6. There is a dirt trap installed at the end of each pipe so that dust and foreign matter does not impede nozzle orifice.
7. The pipe work and cylinders are securely fixed so that there is no movement during discharge.
8. The gas cylinders are clearly labelled, showing the type of gas, capacity of cylinder, quantity of gas inside, date and approvals.
Room integrity test
9. All cable and other penetrations or openings into the room are adequately sealed to prevent extinguishant gas escaping out of the room.
10. A room integrity test should be carried out to confirm that the extinguishant gas will remain in the room for the required time (10 minutes for clean agent gasses) and a report for the room integrity test included in the documentation.
11. Some rooms will have openings during normal operations, like MCC rooms to allow to air circulation, in such cases dampers will have to be provided for.

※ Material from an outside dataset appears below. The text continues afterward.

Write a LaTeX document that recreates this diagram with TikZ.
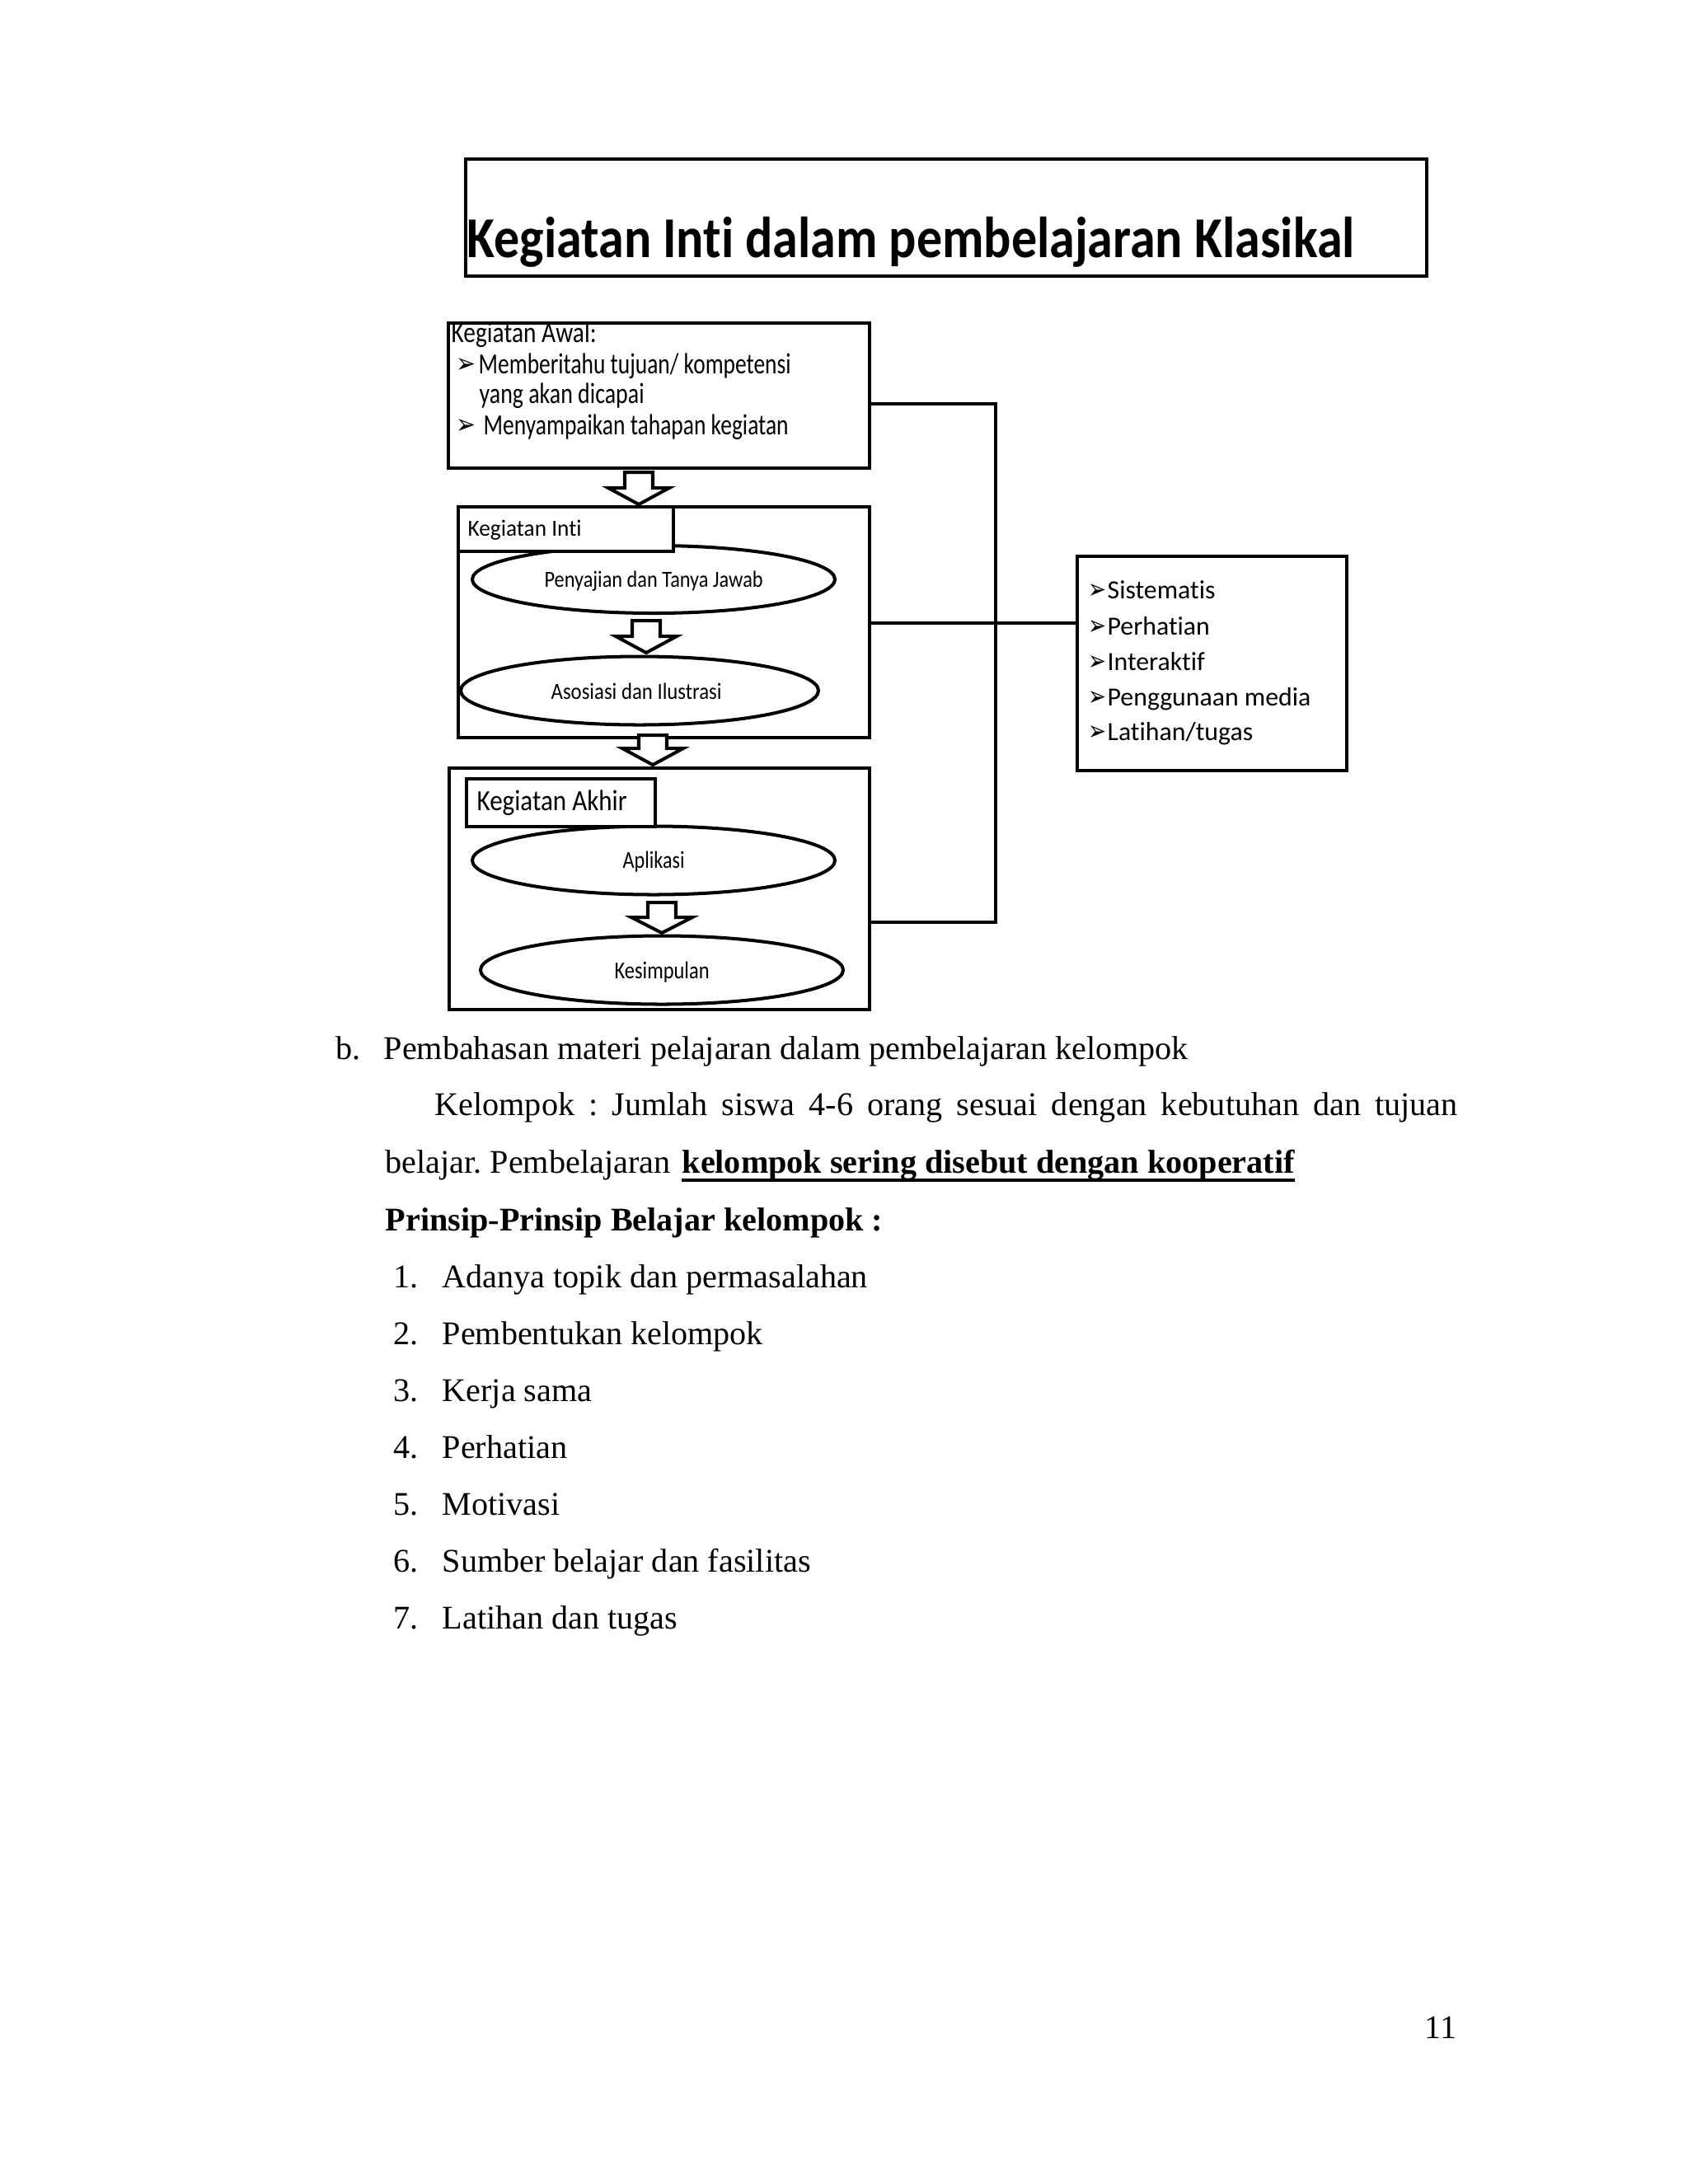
\documentclass[tikz,border=0pt]{standalone}
\usepackage{fontspec}
\usepackage{graphicx}
\setmainfont{Liberation Serif}
\newfontfamily\calfont[RawFeature={-liga;-clig;-dlig}]{Carlito}
\newfontfamily\dvfont{DejaVu Sans}
\usetikzlibrary{shapes.geometric}
\newdimen\pxu \pxu=0.29883pt
\newcommand\fitw[2]{\resizebox{#1\pxu}{\height}{#2}}
\newcommand\blk[4]{\draw[line width=1.2pt, fill=white] (#1-17,#2) -- (#1+17,#2) -- (#1+17,#3) -- (#1+37,#3) -- (#1,#4) -- (#1-37,#3) -- (#1-17,#3) -- cycle;}
\frenchspacing
\begin{document}
\begin{tikzpicture}[x=0.29883pt,y=-0.29883pt,
  box/.style={draw, line width=1.2pt, fill=white, inner sep=0, anchor=north west},
  ell/.style={draw, ellipse, line width=1.2pt, inner sep=0},
  txt/.style={inner sep=0, anchor=base west},
  awtxt/.style={txt, font=\calfont\fontsize{10.6}{12}\selectfont},
  smtxt/.style={txt, font=\calfont\fontsize{8.4}{10}\selectfont},
  mdtxt/.style={txt, font=\calfont\fontsize{8.8}{10}\selectfont},
  rttxt/.style={txt, font=\calfont\fontsize{9.5}{11}\selectfont},
  bul/.style={txt, font=\dvfont\fontsize{10}{11}\selectfont},
  body/.style={txt, font=\fontsize{12}{14}\selectfont},
  conn/.style={line width=1.2pt}
]
\useasboundingbox[fill=white] (0,0) rectangle (2048,2650);

% title
\node[box, minimum width=1166\pxu, minimum height=142\pxu] (title) at (563,191) {};
\node[txt, font=\calfont\bfseries\fontsize{21}{24}\selectfont] (titletxt) at (566,312) {\fitw{1077}{Kegiatan Inti dalam pembelajaran Klasikal}};

% Kegiatan Awal
\node[box, minimum width=511\pxu, minimum height=176\pxu] (awal) at (542,390) {};
\node[awtxt] (aw0) at (547,415) {\fitw{176}{Kegiatan Awal:}};
\node[bul] (awb1) at (553,452) {\fitw{24}{➢}};
\node[awtxt] (aw1) at (580,453) {\fitw{379}{Memberitahu tujuan/ kompetensi}};
\node[awtxt] (aw2) at (581,489) {\fitw{200}{yang akan dicapai}};
\node[bul] (awb2) at (553,526) {\fitw{24}{➢}};
\node[awtxt] (aw3) at (586,527) {\fitw{370}{Menyampaikan tahapan kegiatan}};

% Kegiatan Inti
\node[box, minimum width=499\pxu, minimum height=280\pxu] (inti) at (554,613) {};
\node[ell, minimum width=440\pxu, minimum height=82\pxu] (e1) at (793,703) {};
\node[box, minimum width=261\pxu, minimum height=54\pxu] (intilab) at (554,613) {};
\node[smtxt] (intitxt) at (567,650) {\fitw{138}{Kegiatan Inti}};
\node[smtxt] (e1txt) at (660,712) {\fitw{265}{Penyajian dan Tanya Jawab}};
\node[ell, minimum width=434\pxu, minimum height=83\pxu] (e2) at (776,838) {};
\node[smtxt] (e2txt) at (668,848) {\fitw{207}{Asosiasi dan Ilustrasi}};

% Kegiatan Akhir
\node[box, minimum width=510\pxu, minimum height=293\pxu] (akhir) at (543,930) {};
\node[ell, minimum width=440\pxu, minimum height=83\pxu] (e3) at (793,1044) {};
\node[box, minimum width=229\pxu, minimum height=58\pxu] (akhirlab) at (564,943) {};
\node[awtxt] (akhirtxt) at (578,983) {\fitw{182}{Kegiatan Akhir}};
\node[mdtxt] (e3txt) at (755,1053) {\fitw{75}{Aplikasi}};
\node[ell, minimum width=440\pxu, minimum height=83\pxu] (e4) at (803,1177) {};
\node[mdtxt] (e4txt) at (745,1187) {\fitw{115}{Kesimpulan}};

% block arrows
\blk{775}{573}{592}{612}
\blk{784}{753}{772}{792}
\blk{792}{892}{908}{928}
\blk{803}{1095}{1113}{1132}

% right box
\node[box, minimum width=327\pxu, minimum height=260\pxu] (right) at (1305,673) {};
\node[bul] (rb1) at (1320,726) {\fitw{22}{➢}};
\node[rttxt] (r1) at (1343,726) {Sistematis};
\node[bul] (rb2) at (1320,770) {\fitw{22}{➢}};
\node[rttxt] (r2) at (1343,770) {Perhatian};
\node[bul] (rb3) at (1320,813) {\fitw{22}{➢}};
\node[rttxt] (r3) at (1343,813) {Interaktif};
\node[bul] (rb4) at (1320,856) {\fitw{22}{➢}};
\node[rttxt] (r4) at (1343,856) {Penggunaan media};
\node[bul] (rb5) at (1320,898) {\fitw{22}{➢}};
\node[rttxt] (r5) at (1343,898) {Latihan/tugas};

% connectors
\coordinate (j1) at (1208,490);
\coordinate (j2) at (1208,1119);
\coordinate (j3) at (1208,756);
\draw[conn] (awal.east |- j1) -- (j1) -- (j2) -- (akhir.east |- j2);
\draw[conn] (inti.east |- j3) -- (right.west |- j3);

% body text
\node[body] (b) at (407,1285) {b.};
\node[body] (l1) at (465,1285) {Pembahasan materi pelajaran dalam pembelajaran kelompok};
\node[body] (l2) at (527,1353) {\makebox[1241\pxu][s]{Kelompok : Jumlah siswa 4-6 orang sesuai dengan kebutuhan dan tujuan}};
\node[body] (l3) at (467,1423) {belajar. Pembelajaran};
\node[body, font=\fontsize{12}{14}\selectfont\bfseries] (kop) at (827,1423) {kelompok sering disebut dengan kooperatif};
\draw[line width=1.2pt] ([yshift=-2.7pt]kop.base west) -- ([yshift=-2.7pt]kop.base east);
\node[body, font=\fontsize{12}{14}\selectfont\bfseries] (l4) at (467,1493) {Prinsip-Prinsip Belajar kelompok :};
\node[body] (n1) at (477,1562) {1.}; \node[body] (t1) at (536,1562) {Adanya topik dan permasalahan};
\node[body] (n2) at (477,1631) {2.}; \node[body] (t2) at (536,1631) {Pembentukan kelompok};
\node[body] (n3) at (477,1700) {3.}; \node[body] (t3) at (536,1700) {Kerja sama};
\node[body] (n4) at (477,1769) {4.}; \node[body] (t4) at (536,1769) {Perhatian};
\node[body] (n5) at (477,1838) {5.}; \node[body] (t5) at (536,1838) {Motivasi};
\node[body] (n6) at (477,1907) {6.}; \node[body] (t6) at (536,1907) {Sumber belajar dan fasilitas};
\node[body] (n7) at (477,1976) {7.}; \node[body] (t7) at (536,1976) {Latihan dan tugas};
\node[body] (pg) at (1728,2473) {11};
\end{tikzpicture}
\end{document}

Aircon shut down units for server rooms need to be interfaced to the suppression system to switch off the aircon during discharge, if they are supplying fresh air to the room but recycling units can be left running and can actually assist in the dispersion and mixing of the extinguishing gas with in the risk area.
12. The type of agent used may necessitate the use of pressure vents, especially if it is an inert gas used as an extinguishant. This is to prevent damage to walls and windows due to increase in pressure within the room, caused by the gas discharge.
All of the above must be either witnessed by, or conducted by, the commissioner.
The documentation for a suppression system should include the hydraulic calculations for pipe work, design concentration for the type of gas used, report on room integrity test, certificates and approvals for the system and equipment used. A signed certificate should then be given to the client that verifies the installed system operates correctly in accordance with requirements laid down by the designer and that the commissioner carries liability for the correct operation of the system.
Gas commissioners shall be registered at the SAQCC Fire and carry an identity card of such. We encourage end users to use FDIA registered companies as they have the relevant registrations, training and experience and are committed to working to the required standards.